While the tax code offers a deduction for investment management fees paid by an investor, it is a less than ideal tax deduction. Characterized as a miscellaneous itemized deduction subject to the 2%-of-AGI floor, in practice it is not deductible unless the taxpayer both itemizes deductions in the first place, and has enough miscellaneous itemized deductions in total to exceed the required threshold. In addition, all such miscellaneous itemized deductions are disallowed for AMT purposes – especially problematic since the AMT is somewhat more likely to affect those with sufficient income and assets to be paying such fees in the first place. To avoid this tax result, some clients and their accountants have been going an alternate route: capitalizing the investment management fee into the cost basis of the assets being managed, which at least provides some tax benefit, by increasing the cost basis and reducing future capital gains (or increasing the losses).
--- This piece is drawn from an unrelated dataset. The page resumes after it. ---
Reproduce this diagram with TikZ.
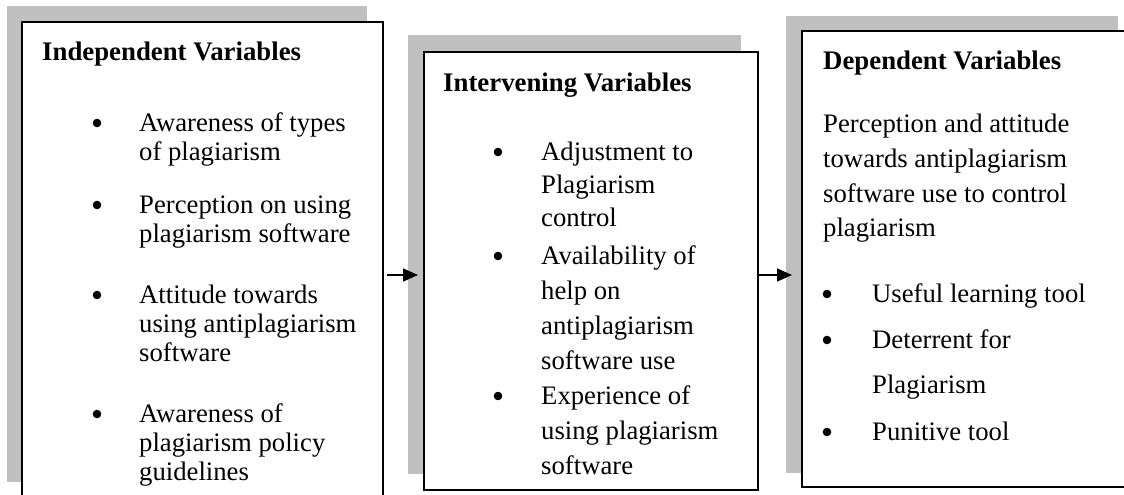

Unfortunately, though, the IRS has already responded to the strategy: Just Don’t Do It.
The inspiration for today’s blog post comes from an email I received from a financial planner, who read this month’s issue of The Kitces Report on the new cost basis reporting rules, and asked how the custodian would know that cost basis needed to be updated for clients who choose to capitalize their investment management fees, instead of deducting them as a current expense.
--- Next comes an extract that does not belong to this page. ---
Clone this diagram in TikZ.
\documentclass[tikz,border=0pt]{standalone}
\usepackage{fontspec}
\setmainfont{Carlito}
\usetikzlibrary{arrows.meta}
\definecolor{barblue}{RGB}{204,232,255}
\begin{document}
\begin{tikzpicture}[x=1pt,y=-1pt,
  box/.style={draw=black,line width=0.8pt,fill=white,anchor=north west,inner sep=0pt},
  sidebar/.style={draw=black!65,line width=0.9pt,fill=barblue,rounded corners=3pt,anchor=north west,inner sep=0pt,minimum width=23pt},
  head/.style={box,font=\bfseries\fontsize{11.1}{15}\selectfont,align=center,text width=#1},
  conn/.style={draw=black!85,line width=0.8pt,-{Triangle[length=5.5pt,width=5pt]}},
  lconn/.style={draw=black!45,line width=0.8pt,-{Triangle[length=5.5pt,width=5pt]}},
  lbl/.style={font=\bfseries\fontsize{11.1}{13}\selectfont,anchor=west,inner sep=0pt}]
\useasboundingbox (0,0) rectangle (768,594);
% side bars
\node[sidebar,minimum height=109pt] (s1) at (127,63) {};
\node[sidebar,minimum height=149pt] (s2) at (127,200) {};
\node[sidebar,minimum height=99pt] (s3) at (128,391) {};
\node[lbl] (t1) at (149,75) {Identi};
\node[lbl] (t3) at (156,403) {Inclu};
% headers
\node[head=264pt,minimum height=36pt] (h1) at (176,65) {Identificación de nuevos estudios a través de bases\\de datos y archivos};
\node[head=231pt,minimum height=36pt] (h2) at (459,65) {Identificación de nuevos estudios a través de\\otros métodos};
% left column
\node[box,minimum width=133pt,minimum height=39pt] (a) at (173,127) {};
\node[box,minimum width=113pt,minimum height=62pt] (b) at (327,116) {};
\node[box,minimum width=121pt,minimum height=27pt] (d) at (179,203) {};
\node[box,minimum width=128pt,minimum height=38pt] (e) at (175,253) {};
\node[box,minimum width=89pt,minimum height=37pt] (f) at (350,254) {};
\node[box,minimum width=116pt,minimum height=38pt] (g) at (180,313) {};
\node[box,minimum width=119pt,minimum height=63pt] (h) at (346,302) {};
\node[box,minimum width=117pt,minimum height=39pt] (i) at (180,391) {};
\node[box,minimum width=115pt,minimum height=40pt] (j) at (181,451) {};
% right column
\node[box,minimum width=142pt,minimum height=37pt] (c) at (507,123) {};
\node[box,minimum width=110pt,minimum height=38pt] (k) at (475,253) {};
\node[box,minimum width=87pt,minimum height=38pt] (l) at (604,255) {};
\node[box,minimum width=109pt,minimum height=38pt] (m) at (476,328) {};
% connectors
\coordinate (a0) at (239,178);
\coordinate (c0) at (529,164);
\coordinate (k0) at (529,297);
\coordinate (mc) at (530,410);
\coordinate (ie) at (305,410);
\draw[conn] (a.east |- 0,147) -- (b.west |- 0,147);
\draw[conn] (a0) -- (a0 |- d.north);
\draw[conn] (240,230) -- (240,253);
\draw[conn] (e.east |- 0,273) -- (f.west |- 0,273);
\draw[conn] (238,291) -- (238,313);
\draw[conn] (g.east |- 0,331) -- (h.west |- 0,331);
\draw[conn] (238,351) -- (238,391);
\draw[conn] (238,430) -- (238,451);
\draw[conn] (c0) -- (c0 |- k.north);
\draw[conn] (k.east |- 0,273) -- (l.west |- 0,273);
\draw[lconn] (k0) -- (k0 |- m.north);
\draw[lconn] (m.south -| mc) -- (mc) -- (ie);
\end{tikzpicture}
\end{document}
The strategy to capitalize investment management fees, instead of deducting them, has been increasingly popular over the past decade, as the AMT has expanded its reach, resulting in no effective deduction for such fees for a large number of financial services clientele. Unfortunately, though, the IRS responded to the strategy in 2007 with Chief Counsel Memorandum 200721015, which explicitly tackled the issue – and said that investment management fees are not eligible to be capitalized.
The ruling was relatively straightforward. The taxpayer paid a flat quarterly fee for investment management, which covered the cost of transactions, and compensation to the financial consultant and investment manager. The taxpayer wanted to know if such fees could be treated as "carrying charges" that may be added to cost basis, instead of deducted as current expenses.
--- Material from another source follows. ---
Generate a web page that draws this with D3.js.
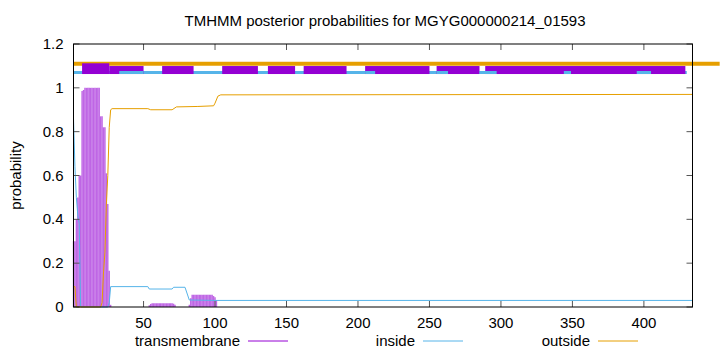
<!DOCTYPE html>
<html lang="en">
	<head>
		<meta charset="utf-8">
		<title>TMHMM posterior probabilities</title>
		<script type="text/javascript" src="https://cdn.jsdelivr.net/npm/d3@7"></script>
		<style>
			body { margin: 0; background: #fff; }
			text { font-family: "Liberation Sans", Arial, sans-serif; font-size: 15px; fill: #000; }
		</style>
	</head>
	<body>
    <script type="text/javascript">
			//data
			var seqLength = 434;
			var xTicks = [50, 100, 150, 200, 250, 300, 350, 400];
			var yTicks = [0, 0.2, 0.4, 0.6, 0.8, 1, 1.2];

			//transmembrane posterior per residue (only non-zero residues)
			var tmResidues = [1, 2, 3, 4, 5, 6, 7, 8, 9, 10, 11, 12, 13, 14, 15, 16, 17, 18, 19, 20, 21, 22, 23, 24, 25, 26, 27,
				54, 55, 56, 57, 58, 59, 60, 61, 62, 63, 64, 65, 66, 67, 68, 69, 70, 71, 72,
				82, 83, 84, 85, 86, 87, 88, 89, 90, 91, 92, 93, 94, 95, 96, 97, 98, 99, 100, 101];
			var tmValues = [0.30, 0.30, 0.40, 0.50, 0.60, 0.60, 0.985, 0.99, 1, 1, 1, 1, 1, 1, 1, 1, 1, 1, 1, 0.87, 0.87, 0.82, 0.82, 0.61, 0.47, 0.165, 0.01,
				0.008, 0.014, 0.017, 0.017, 0.017, 0.017, 0.017, 0.017, 0.017, 0.017, 0.017, 0.017, 0.017, 0.017, 0.017, 0.017, 0.017, 0.015, 0.01,
				0.01, 0.04, 0.056, 0.056, 0.056, 0.056, 0.056, 0.056, 0.056, 0.056, 0.056, 0.056, 0.056, 0.056, 0.056, 0.056, 0.056, 0.05, 0.045, 0.03];

			//inside / outside posterior, as [residue, probability] points
			var insidePoints = [[1, 0.86], [2, 0.64], [3, 0.5], [4, 0.42], [5, 0.38], [6, 0], [25, 0], [26, 0.02], [27, 0.093],
				[53, 0.093], [54, 0.082], [70, 0.082], [71, 0.09], [79, 0.09], [82, 0.032], [100, 0.03], [434, 0.03]];
			var outsidePoints = [[1, 0.093], [2, 0.093], [3, 0], [20, 0], [21, 0.02], [22, 0.16], [23, 0.25], [24, 0.47], [25, 0.6],
				[26, 0.82], [27, 0.9], [28, 0.905], [53, 0.905], [55, 0.9], [70, 0.9], [73, 0.913], [88, 0.915], [99, 0.918],
				[100, 0.93], [102, 0.962], [104, 0.968], [434, 0.97]];

			//predicted topology drawn above the curves, [start, end] residues
			var outsideTop = [[1, 453]];
			var insideTop = [[1, 430]];
			var tmTop = [[7, 26], [26, 50], [63, 85], [105, 130], [137, 156], [162, 192], [205, 250], [255, 285], [289, 429]];
			var insideOver = [[33, 50], [205, 212], [255, 263], [285, 297], [344, 349], [395, 405]];

			var legendNames = ["transmembrane", "inside", "outside"];
			var colors = {tm: "#9400d3", inside: "#56b4e9", outside: "#e69f00"};

			//setup
			var width = 720, height = 352;
			var plotLeft = 73.5, plotRight = 692.5, plotTop = 44, plotBottom = 307;

			var svg = d3.select("body")
						.append("svg")
						.attr("width", width)
						.attr("height", height);

			var x = d3.scaleLinear().domain([1, seqLength]).range([plotLeft, plotRight]);
			var y = d3.scaleLinear().domain([0, 1.2]).range([plotBottom, plotTop]);

			//title + y label
			svg.append("text")
				.attr("x", 385).attr("y", 26)
				.attr("text-anchor", "middle")
				.text("TMHMM posterior probabilities for MGYG000000214_01593");

			svg.append("text")
				.attr("transform", "translate(21," + ((plotTop + plotBottom) / 2) + ") rotate(-90)")
				.attr("text-anchor", "middle")
				.text("probability");

			//impulses for transmembrane
			svg.append("g").selectAll("line")
				.data(tmResidues)
				.enter().append("line")
					.attr("x1", function(d) { return x(d); })
					.attr("x2", function(d) { return x(d); })
					.attr("y1", y(0))
					.attr("y2", function(d, i) { return y(tmValues[i]); })
					.attr("stroke", colors.tm)
					.attr("stroke-opacity", 0.6)
					.attr("stroke-width", 1.4);

			var line = d3.line()
				.x(function(d) { return x(d[0]); })
				.y(function(d) { return y(d[1]); });

			svg.append("path").datum(insidePoints)
				.attr("d", line).attr("fill", "none")
				.attr("stroke", colors.inside).attr("stroke-width", 1);

			svg.append("path").datum(outsidePoints)
				.attr("d", line).attr("fill", "none")
				.attr("stroke", colors.outside).attr("stroke-width", 1);

			//topology bars
			svg.append("g").selectAll("line")
				.data(outsideTop)
				.enter().append("line")
					.attr("x1", function(d) { return x(d[0]); })
					.attr("x2", function(d) { return x(d[1]); })
					.attr("y1", y(1.11)).attr("y2", y(1.11))
					.attr("stroke", colors.outside).attr("stroke-width", 4);

			svg.append("g").selectAll("line")
				.data(insideTop)
				.enter().append("line")
					.attr("x1", function(d) { return x(d[0]); })
					.attr("x2", function(d) { return x(d[1]); })
					.attr("y1", y(1.07)).attr("y2", y(1.07))
					.attr("stroke", colors.inside).attr("stroke-width", 3);

			svg.append("g").selectAll("rect")
				.data(tmTop)
				.enter().append("rect")
					.attr("x", function(d) { return x(d[0]); })
					.attr("width", function(d) { return x(d[1]) - x(d[0]); })
					.attr("y", function(d, i) { return i == 0 ? y(1.112) : y(1.0995); })
					.attr("height", function(d, i) { return i == 0 ? y(1.063) - y(1.112) : y(1.063) - y(1.0995); })
					.attr("fill", colors.tm);

			svg.append("g").selectAll("line")
				.data(insideOver)
				.enter().append("line")
					.attr("x1", function(d) { return x(d[0]); })
					.attr("x2", function(d) { return x(d[1]); })
					.attr("y1", y(1.07)).attr("y2", y(1.07))
					.attr("stroke", colors.inside).attr("stroke-width", 3);

			//axes, ticks point inward and are mirrored
			var tickLen = 6;
			var g = svg.append("g").attr("stroke", "#555").attr("stroke-width", 1);
			xTicks.forEach(function(t) {
				g.append("line").attr("x1", x(t)).attr("x2", x(t)).attr("y1", plotBottom).attr("y2", plotBottom - tickLen);
				g.append("line").attr("x1", x(t)).attr("x2", x(t)).attr("y1", plotTop).attr("y2", plotTop + tickLen);
			});
			yTicks.forEach(function(t) {
				g.append("line").attr("x1", plotLeft).attr("x2", plotLeft + tickLen).attr("y1", y(t)).attr("y2", y(t));
				g.append("line").attr("x1", plotRight).attr("x2", plotRight - tickLen).attr("y1", y(t)).attr("y2", y(t));
			});
			svg.append("rect")
				.attr("x", plotLeft).attr("y", plotTop)
				.attr("width", plotRight - plotLeft).attr("height", plotBottom - plotTop)
				.attr("fill", "none").attr("stroke", "#000").attr("stroke-width", 1);

			svg.append("g").selectAll("text")
				.data(xTicks)
				.enter().append("text")
					.attr("x", function(d) { return x(d); })
					.attr("y", plotBottom + 21)
					.attr("text-anchor", "middle")
					.text(function(d) { return d; });

			svg.append("g").selectAll("text")
				.data(yTicks)
				.enter().append("text")
					.attr("x", plotLeft - 10)
					.attr("y", function(d) { return y(d) + 5; })
					.attr("text-anchor", "end")
					.text(function(d) { return d; });

			//legend
			var legendX = [240, 415, 590];
			var legendColors = [colors.tm, colors.inside, colors.outside];
			legendNames.forEach(function(name, i) {
				svg.append("text")
					.attr("x", legendX[i]).attr("y", 346)
					.attr("text-anchor", "end")
					.text(name);
				svg.append("line")
					.attr("x1", legendX[i] + 8).attr("x2", legendX[i] + 48)
					.attr("y1", 341).attr("y2", 341)
					.attr("stroke", legendColors[i]).attr("stroke-width", 1);
			});
    </script>
  </body>
</html>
The Treasury Regulations under 1.266-1(b)(1) highlight several types of expenses that would be carrying charges, such as taxes on various types of property, loan interest used to finance property, or the costs to construct or improve property (or to store it in the case of personal property). The IRS contrasted this with an investment management fee, which is generally for the management of property, not for its acquisition, financing, or holding/storage. As the IRS put it: "Consulting and advisory fees are not carrying charges because they are not incurred independent of a taxpayer’s acquiring property and because they are not a necessary expense of holding property. Stated differently, consulting and advisory fees are not closely analogous to common carrying costs, such as insurance, storage, and transportation."
Accordingly, investment management fees should not be capitalized into the cost basis of investments. They can be deducted, or not, as investment expenses, and the taxpayer will receive whatever benefits are possible in light of the 2%-of-AGI floor for miscellaneous itemized deductions, and the AMT ramifications. But if the advisor wants a better outcome for the tax treatment of a client’s AUM fee, it’s up to Congress to change the rules.
(Editor’s Note: Notably, while directly paid investment management fees cannot be capitalized, investment fees paid to registered representatives via a 12b-1 fee – which is deducted directly from the assets of a fund – are effectively capitalized, as the removal of the fee directly reduces any gains or increases losses. Thus, in practice, the regulatory difference in how the fee is paid – directly, as an AUM fee, vs indirectly as a 12b-1 commission – actually affects the tax outcome!)